Renowned for his style and flare on the slopes, Ingemar Stenmark isn’t just the greatest slalom specialist of all time, he’s a true national icon in Sweden.
Stenmark has won more World Cup races than any other alpine skier in history, racking up an impressive 86 wins (40 slaloms and 46 giant slaloms!) However, his greatness is not only reflected in winning figures. Born in 1956, Stenmark was at the forefront of alpine skiing progressing from an amateur activity to a true professional sport.
The champion bagged World Cup titles in 1976, 1977 and 1978, but his winning streak came to an end in 1979 when a change in the rules of alpine skiing penalised him for his high speeds.
At the 1978 World Championships in Garmisch, Stenmark won the slalom and giant slalom, and at the 1980 Winter Olympics in Lake Placid he won a further two gold medals.

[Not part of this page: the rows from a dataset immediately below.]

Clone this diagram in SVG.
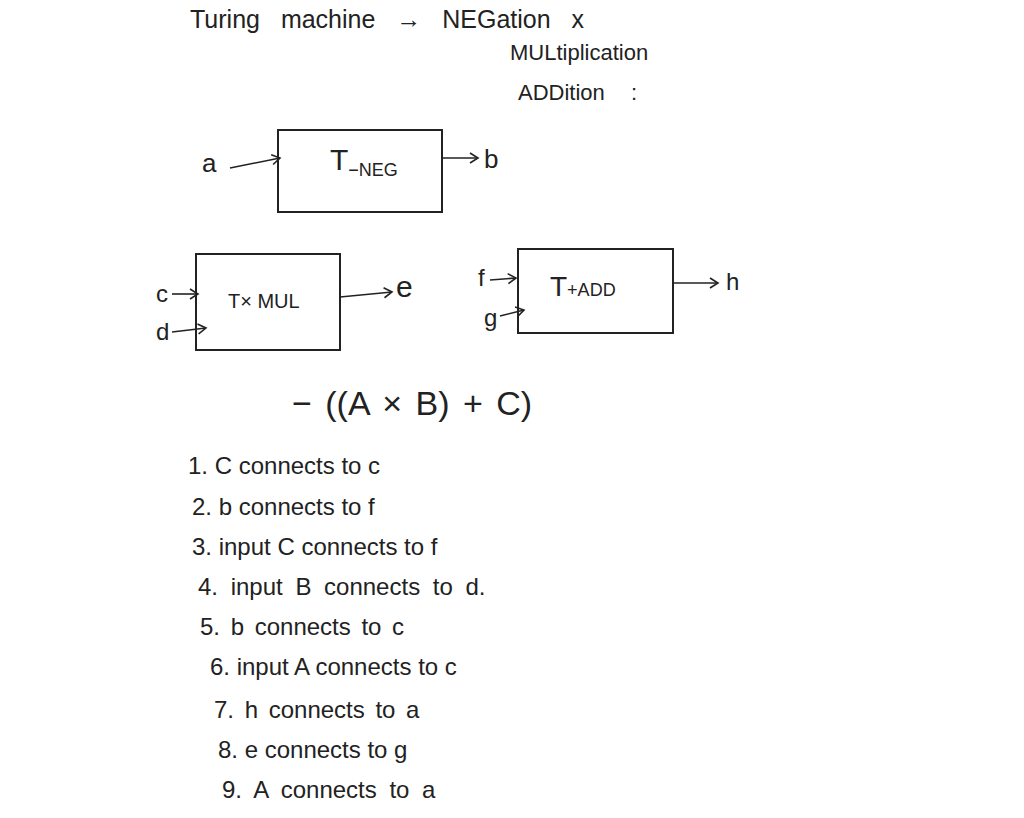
<svg xmlns="http://www.w3.org/2000/svg" width="1024" height="818" viewBox="0 0 1024 818">
<style>
text{font-family:"Liberation Sans",Arial,sans-serif;fill:#222}
.t{font-size:25px}
.s{font-size:24px}
.box{fill:none;stroke:#222;stroke-width:2}
.c{stroke:#222;stroke-width:1.6;fill:none}
</style>
<defs><marker id="a" markerWidth="12" markerHeight="12" refX="10" refY="6" orient="auto" markerUnits="userSpaceOnUse"><path d="M2,1 L10,6 L2,11" fill="none" stroke="#222" stroke-width="1.6"/></marker></defs>
<rect width="1024" height="818" fill="#fff"/>
<g id="title">
<text x="190" y="28" class="t" word-spacing="14">Turing machine → NEGation x</text>
<text x="510" y="60" font-size="22">MULtiplication</text>
<text x="518" y="100" font-size="22" word-spacing="20">ADDition :</text>
</g>
<g id="neg"><rect class="box" x="278" y="130" width="164" height="82"/><text x="330" y="170" font-size="30">T<tspan font-size="18" dy="6">−NEG</tspan></text></g>
<g id="mul"><rect class="box" x="196" y="254" width="144" height="96"/><text x="228" y="308" font-size="20">T× MUL</text></g>
<g id="add"><rect class="box" x="518" y="249" width="155" height="84"/><text x="550" y="296" font-size="28">T<tspan font-size="18">+ADD</tspan></text></g>
<g id="labels">
<text x="202" y="172" font-size="26">a</text><text x="484" y="168" font-size="26">b</text>
<text x="156" y="302" font-size="24">c</text><text x="156" y="340" font-size="24">d</text>
<text x="396" y="297" font-size="30">e</text>
<text x="478" y="286" font-size="24">f</text><text x="484" y="326" font-size="24">g</text>
<text x="726" y="290" font-size="24">h</text>
</g>
<g id="connectors">
<line class="c" x1="230" y1="168" x2="280" y2="158" marker-end="url(#a)"/>
<line class="c" x1="442" y1="158" x2="478" y2="158" marker-end="url(#a)"/>
<line class="c" x1="172" y1="294" x2="198" y2="294" marker-end="url(#a)"/>
<line class="c" x1="172" y1="332" x2="206" y2="328" marker-end="url(#a)"/>
<line class="c" x1="340" y1="297" x2="392" y2="292" marker-end="url(#a)"/>
<line class="c" x1="490" y1="280" x2="516" y2="278" marker-end="url(#a)"/>
<line class="c" x1="500" y1="316" x2="524" y2="310" marker-end="url(#a)"/>
<line class="c" x1="673" y1="283" x2="718" y2="283" marker-end="url(#a)"/>
</g>
<g id="expr"><text x="292" y="415" font-size="34" word-spacing="4">− ((A × B) + C)</text></g>
<g id="list" class="s">
<text x="188" y="474">1. C connects to c</text>
<text x="192" y="515">2.  b connects to f</text>
<text x="192" y="555">3. input C connects to f</text>
<text x="198" y="595" word-spacing="6">4. input B connects to d.</text>
<text x="200" y="635" word-spacing="4">5. b connects to c</text>
<text x="210" y="675">6. input A connects to c</text>
<text x="214" y="718" word-spacing="4">7. h connects to a</text>
<text x="218" y="758">8. e connects to g</text>
<text x="222" y="798" word-spacing="6">9. A connects to a</text>
</g>
</svg>
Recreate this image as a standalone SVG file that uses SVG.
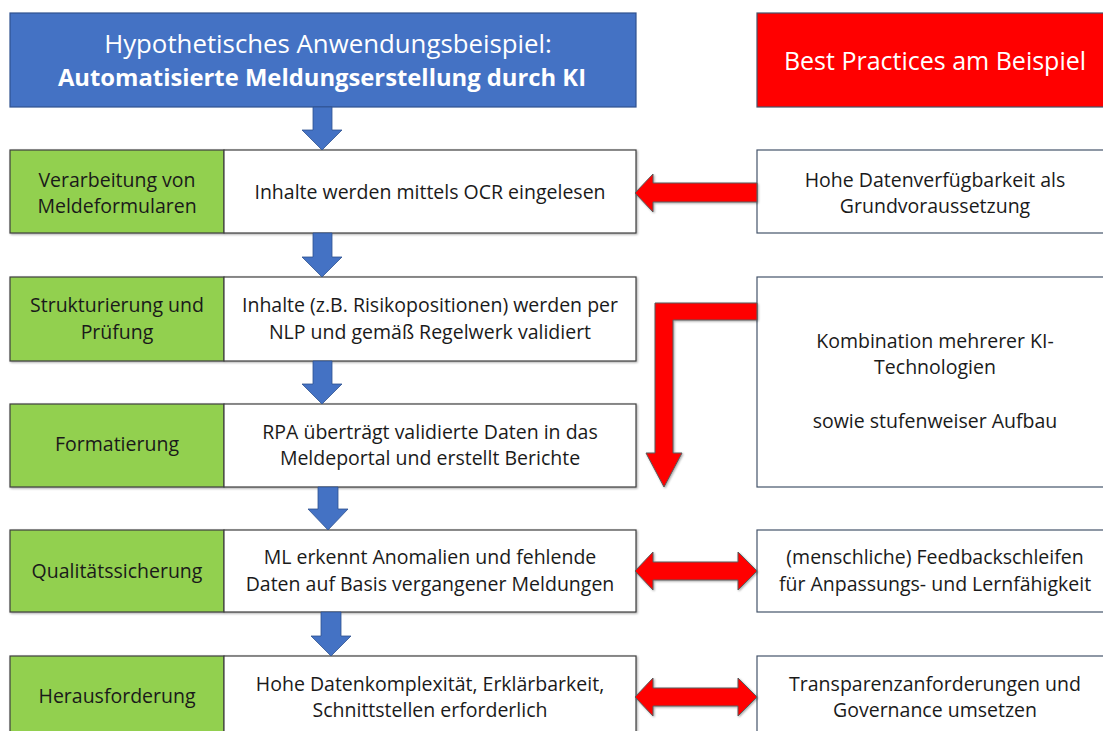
<svg xmlns="http://www.w3.org/2000/svg" width="1103" height="731" viewBox="0 0 1103 731">
<defs>
<filter id="sh" x="-10%" y="-10%" width="130%" height="130%"><feDropShadow dx="1" dy="1" stdDeviation="0.8" flood-color="#000" flood-opacity="0.35"/></filter>
<style>
text{font-family:"Open Sans","Liberation Sans",Arial,sans-serif;font-size:19.5px;fill:#1a1a1a;text-anchor:middle}
.hd{fill:#fff;font-size:25px}
.h1{font-size:25.8px}
.b{font-weight:bold;font-size:23.8px}
.grn{fill:#92D050;stroke:#3f3f3f;stroke-width:1.2}
.wht{fill:#fff;stroke:#3f3f3f;stroke-width:1.2}
.rb{fill:#fff;stroke:#44546A;stroke-width:1.2}
.ba{fill:#4472C4;stroke:#2F528F;stroke-width:0.8}
.ra{fill:#FF0000;stroke:#5a5a5a;stroke-width:1}
</style>
</defs>
<rect width="1103" height="731" fill="#fff"/>
<g id="header-left"><rect x="10" y="13" width="626" height="94" fill="#4472C4" stroke="#2F528F" stroke-width="1.2"/>
<text class="hd h1" x="328" y="53">Hypothetisches Anwendungsbeispiel:</text>
<text class="hd b" x="322" y="86">Automatisierte Meldungserstellung durch KI</text></g>
<g id="header-right"><rect x="757" y="13" width="356" height="94" fill="#FF0000" stroke="#44546A" stroke-width="1.2"/>
<text class="hd" x="935" y="70">Best Practices am Beispiel</text></g>

<g id="row1" filter="url(#sh)"><rect class="grn" x="10" y="150" width="214" height="83"/><rect class="wht" x="224" y="150" width="412" height="83"/></g>
<g id="row1-text"><text x="117" y="187">Verarbeitung von</text><text x="117" y="213">Meldeformularen</text><text x="430" y="199">Inhalte werden mittels OCR eingelesen</text></g>
<g id="row2" filter="url(#sh)"><rect class="grn" x="10" y="277" width="214" height="84"/><rect class="wht" x="224" y="277" width="412" height="84"/></g>
<g id="row2-text"><text x="117" y="312">Strukturierung und</text><text x="117" y="339">Prüfung</text><text x="430" y="312">Inhalte (z.B. Risikopositionen) werden per</text><text x="430" y="339">NLP und gemäß Regelwerk validiert</text></g>
<g id="row3" filter="url(#sh)"><rect class="grn" x="10" y="404" width="214" height="83"/><rect class="wht" x="224" y="404" width="412" height="83"/></g>
<g id="row3-text"><text x="117" y="451">Formatierung</text><text x="430" y="439">RPA überträgt validierte Daten in das</text><text x="430" y="465">Meldeportal und erstellt Berichte</text></g>
<g id="row4" filter="url(#sh)"><rect class="grn" x="10" y="530" width="214" height="82"/><rect class="wht" x="224" y="530" width="412" height="82"/></g>
<g id="row4-text"><text x="117" y="578">Qualitätssicherung</text><text x="430" y="564">ML erkennt Anomalien und fehlende</text><text x="430" y="591">Daten auf Basis vergangener Meldungen</text></g>
<g id="row5" filter="url(#sh)"><rect class="grn" x="10" y="656" width="214" height="84"/><rect class="wht" x="224" y="656" width="412" height="84"/></g>
<g id="row5-text"><text x="117" y="703">Herausforderung</text><text x="430" y="691">Hohe Datenkomplexität, Erklärbarkeit,</text><text x="430" y="717">Schnittstellen erforderlich</text></g>

<g id="bp1"><rect class="rb" x="757" y="150" width="356" height="83"/><text x="935" y="187">Hohe Datenverfügbarkeit als</text><text x="935" y="213">Grundvoraussetzung</text></g>
<g id="bp2"><rect class="rb" x="757" y="277" width="356" height="210"/><text x="935" y="348">Kombination mehrerer KI-</text><text x="935" y="374">Technologien</text><text x="935" y="428">sowie stufenweiser Aufbau</text></g>
<g id="bp3"><rect class="rb" x="757" y="530" width="356" height="82"/><text x="935" y="564">(menschliche) Feedbackschleifen</text><text x="935" y="591">für Anpassungs- und Lernfähigkeit</text></g>
<g id="bp4"><rect class="rb" x="757" y="656" width="356" height="84"/><text x="935" y="691">Transparenzanforderungen und</text><text x="935" y="717">Governance umsetzen</text></g>

<g id="connectors">
<path class="ba" d="M313 107 H332 V130 H342 L322 150 L302 130 H313 Z"/>
<path class="ba" d="M313 233 H332 V257 H342 L322 277 L302 257 H313 Z"/>
<path class="ba" d="M313 361 H332 V384 H342 L322 404 L302 384 H313 Z"/>
<path class="ba" d="M318 487 H338 V509 H348 L328 530 L308 509 H318 Z"/>
<path class="ba" d="M321 612 H341 V636 H351 L331 656 L311 636 H321 Z"/>
<g filter="url(#sh)">
<path class="ra" d="M757 183 V202 H653 V212 L635 193 L653 174 V183 Z"/>
<path class="ra" d="M757 303 V320 H673 V453 H682 L664 487 L646 453 H655 V303 Z"/>
<path class="ra" d="M635 571 L653 552 V562 H738 V552 L757 571 L738 590 V580 H653 V590 Z"/>
<path class="ra" d="M635 697 L653 678 V688 H738 V678 L757 697 L738 716 V706 H653 V716 Z"/>
</g>
</g>
</svg>
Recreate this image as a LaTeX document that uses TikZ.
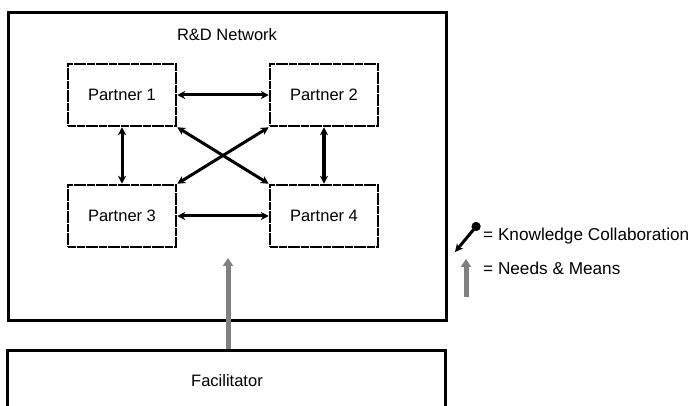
\documentclass[tikz,border=0pt]{standalone}
\usepackage{fontspec}
\setmainfont{Liberation Sans}
\usetikzlibrary{arrows.meta}
\begin{document}
\begin{tikzpicture}[x=1pt,y=-1pt,
  bigbox/.style={draw, line width=3pt, minimum width=438pt, inner sep=0pt},
  partner/.style={draw, line width=2.5pt, dash pattern=on 4pt off 0.4pt, minimum width=108pt, minimum height=62pt, inner sep=0pt, font=\fontsize{16.5}{19}\selectfont},
  lbl/.style={font=\fontsize{16.5}{19}\selectfont, inner sep=0pt},
  leg/.style={font=\fontsize{17.2}{20}\selectfont, inner sep=0pt, anchor=west},
  kc/.style={line width=3pt, {Stealth[length=8pt,width=8pt]}-{Stealth[length=8pt,width=8pt]}},
  nm/.style={line width=5pt, draw=gray, -{Triangle[length=8pt,width=10pt]}}
]
\useasboundingbox (0,0) rectangle (694,406);
\node[bigbox, minimum height=308pt] (net) at (227,167) {};
\node[bigbox, minimum height=124pt] (fac) at (226.5,412) {};
\node[lbl] (netlbl) at (227,35) {R\&D Network};
\node[lbl] (faclbl) at (227,381) {Facilitator};
\node[partner] (p1) at (122,95) {Partner 1};
\node[partner] (p2) at (324,95) {Partner 2};
\node[partner] (p3) at (122,216) {Partner 3};
\node[partner] (p4) at (324,216) {Partner 4};
\draw[kc] (p1.east) -- (p2.west);
\draw[kc] (p3.east) -- (p4.west);
\draw[kc] (p1.south) -- (p3.north);
\draw[kc, line width=4.5pt] (p2.south) -- (p4.north);
\draw[kc] (p1.south east) -- (p4.north west);
\draw[kc] (p2.south west) -- (p3.north east);
\coordinate (gtip) at (228,258);
\draw[nm] (fac.north -| gtip) -- (gtip);
% legend
\coordinate (kca) at (455,252);
\coordinate (kcb) at (479,223);
\draw[line width=3pt, {Stealth[length=8pt,width=8pt]}-{Circle[length=9pt]}] (kca) -- (kcb);
\node[leg] (kctext) at (483,236) {= Knowledge Collaboration};
\coordinate (nma) at (466,297);
\coordinate (nmb) at (466,259);
\draw[nm] (nma) -- (nmb);
\node[leg] (nmtext) at (483,268) {= Needs \& Means};
\end{tikzpicture}
\end{document}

Two years later at the 1982 World Championships in Schladming, Stenmark won gold yet again in slalom. However, he was beaten in giant slalom by American skier, Steve Mahre and had to settle for silver.
Controversially, Stenmark prohibited from participating in the 1984 Winter Olympics in Sarajevo (a season in which he was the best giant slalom and second best slalom racer) by the International Ski Federation (FIS) for accepting promotional payments directly, rather than through the National Ski Federation. It was a shocking decision and quite a blow for the sports star.
Stenmark was allowed to compete again in the Olympic competition in 1988, but by this point he was considered past his prime (even thought he had the fastest second run of the slalom competition).
Days from his 33rd birthday in March of 1989, Stenmark retired from World Cup competition. But left a real legacy behind him.
Not only was Stenmark celebrated for his victories, he was also hailed the first popular icon of the alpine skiing sport and a star that many people enjoy recognised and cherished.